BEGIN Data segment

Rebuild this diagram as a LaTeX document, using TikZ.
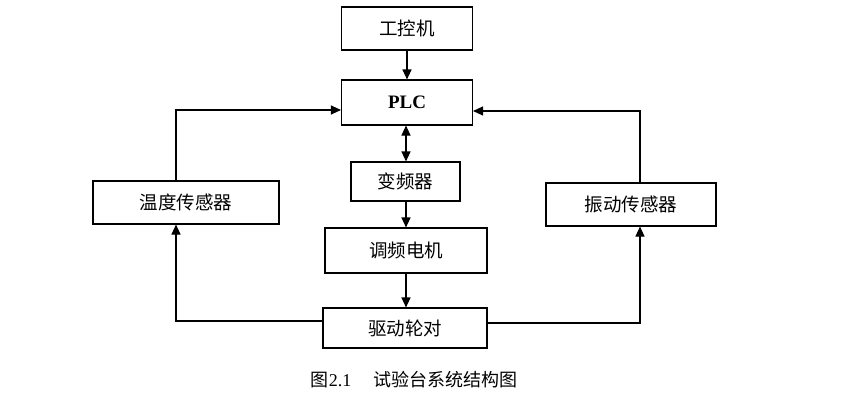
\documentclass[tikz,border=0pt]{standalone}
\usepackage{fontspec}
\setmainfont{Liberation Serif}
\newfontfamily\cjk{Noto Sans CJK SC}
\usetikzlibrary{arrows.meta}
\begin{document}
\begin{tikzpicture}[x=1pt,y=-1pt,
  box/.style={draw,line width=1.1pt,inner sep=0pt,font=\cjk\fontsize{18.5}{20}\selectfont},
  arr/.style={line width=1.1pt,-{Triangle[length=10pt,width=9pt]}},
  darr/.style={line width=1.1pt,{Triangle[length=10pt,width=9pt]}-{Triangle[length=10pt,width=9pt]}},
  ln/.style={line width=1.1pt}]
\useasboundingbox (0,0) rectangle (844,400);
\node[box,minimum width=131pt,minimum height=43pt] (ipc) at (407,28.5) {工控机};
\node[box,minimum width=131pt,minimum height=45pt,font=\bfseries\fontsize{19}{20}\selectfont] (plc) at (407,102.5) {PLC};
\node[box,minimum width=109pt,minimum height=39pt] (vfd) at (405.5,181.5) {变频器};
\node[box,minimum width=162pt,minimum height=45pt] (mot) at (406,250.5) {调频电机};
\node[box,minimum width=164pt,minimum height=40pt] (drv) at (405,328) {驱动轮对};
\node[box,minimum width=186pt,minimum height=43pt] (temp) at (186,202.5) {温度传感器};
\node[box,minimum width=170pt,minimum height=43pt] (vib) at (631,204.5) {振动传感器};
\node[font=\cjk\fontsize{18}{20}\selectfont,anchor=center] (cap) at (414,380) {图{\rmfamily 2.1}\hspace{22pt}试验台系统结构图};
\coordinate (tl) at (176,110);
\coordinate (tb) at (176,321);
\coordinate (vt) at (640,111);
\coordinate (vb) at (640,323);
\coordinate (ax) at (407,0);
\coordinate (bx) at (406,0);
\draw[arr] (ipc.south -| ax) -- (plc.north -| ax);
\draw[darr] (plc.south -| bx) -- (vfd.north -| bx);
\draw[arr] (vfd.south -| bx) -- (mot.north -| bx);
\draw[arr] (mot.south -| bx) -- (drv.north -| bx);
\draw[arr] (temp.north -| tl) -- (tl) -- (tl -| plc.west);
\draw[arr] (vib.north -| vt) -- (vt) -- (vt -| plc.east);
\draw[arr] (drv.west |- tb) -- (tb) -- (temp.south -| tb);
\draw[arr] (drv.east |- vb) -- (vb) -- (vib.south -| vb);
\end{tikzpicture}
\end{document}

END Data segment

§ **Aim**: Output the data exactly. Pictures don't belong in the result.

§ **Finished task**:
Rebuild this diagram as a LaTeX document, using TikZ.
\documentclass[tikz,border=0pt]{standalone}
\usepackage{fontspec}
\setmainfont{Liberation Serif}
\newfontfamily\cjk{Noto Sans CJK SC}
\usetikzlibrary{arrows.meta}
\begin{document}
\begin{tikzpicture}[x=1pt,y=-1pt,
  box/.style={draw,line width=1.1pt,inner sep=0pt,font=\cjk\fontsize{18.5}{20}\selectfont},
  arr/.style={line width=1.1pt,-{Triangle[length=10pt,width=9pt]}},
  darr/.style={line width=1.1pt,{Triangle[length=10pt,width=9pt]}-{Triangle[length=10pt,width=9pt]}},
  ln/.style={line width=1.1pt}]
\useasboundingbox (0,0) rectangle (844,400);
\node[box,minimum width=131pt,minimum height=43pt] (ipc) at (407,28.5) {工控机};
\node[box,minimum width=131pt,minimum height=45pt,font=\bfseries\fontsize{19}{20}\selectfont] (plc) at (407,102.5) {PLC};
\node[box,minimum width=109pt,minimum height=39pt] (vfd) at (405.5,181.5) {变频器};
\node[box,minimum width=162pt,minimum height=45pt] (mot) at (406,250.5) {调频电机};
\node[box,minimum width=164pt,minimum height=40pt] (drv) at (405,328) {驱动轮对};
\node[box,minimum width=186pt,minimum height=43pt] (temp) at (186,202.5) {温度传感器};
\node[box,minimum width=170pt,minimum height=43pt] (vib) at (631,204.5) {振动传感器};
\node[font=\cjk\fontsize{18}{20}\selectfont,anchor=center] (cap) at (414,380) {图{\rmfamily 2.1}\hspace{22pt}试验台系统结构图};
\coordinate (tl) at (176,110);
\coordinate (tb) at (176,321);
\coordinate (vt) at (640,111);
\coordinate (vb) at (640,323);
\coordinate (ax) at (407,0);
\coordinate (bx) at (406,0);
\draw[arr] (ipc.south -| ax) -- (plc.north -| ax);
\draw[darr] (plc.south -| bx) -- (vfd.north -| bx);
\draw[arr] (vfd.south -| bx) -- (mot.north -| bx);
\draw[arr] (mot.south -| bx) -- (drv.north -| bx);
\draw[arr] (temp.north -| tl) -- (tl) -- (tl -| plc.west);
\draw[arr] (vib.north -| vt) -- (vt) -- (vt -| plc.east);
\draw[arr] (drv.west |- tb) -- (tb) -- (temp.south -| tb);
\draw[arr] (drv.east |- vb) -- (vb) -- (vib.south -| vb);
\end{tikzpicture}
\end{document}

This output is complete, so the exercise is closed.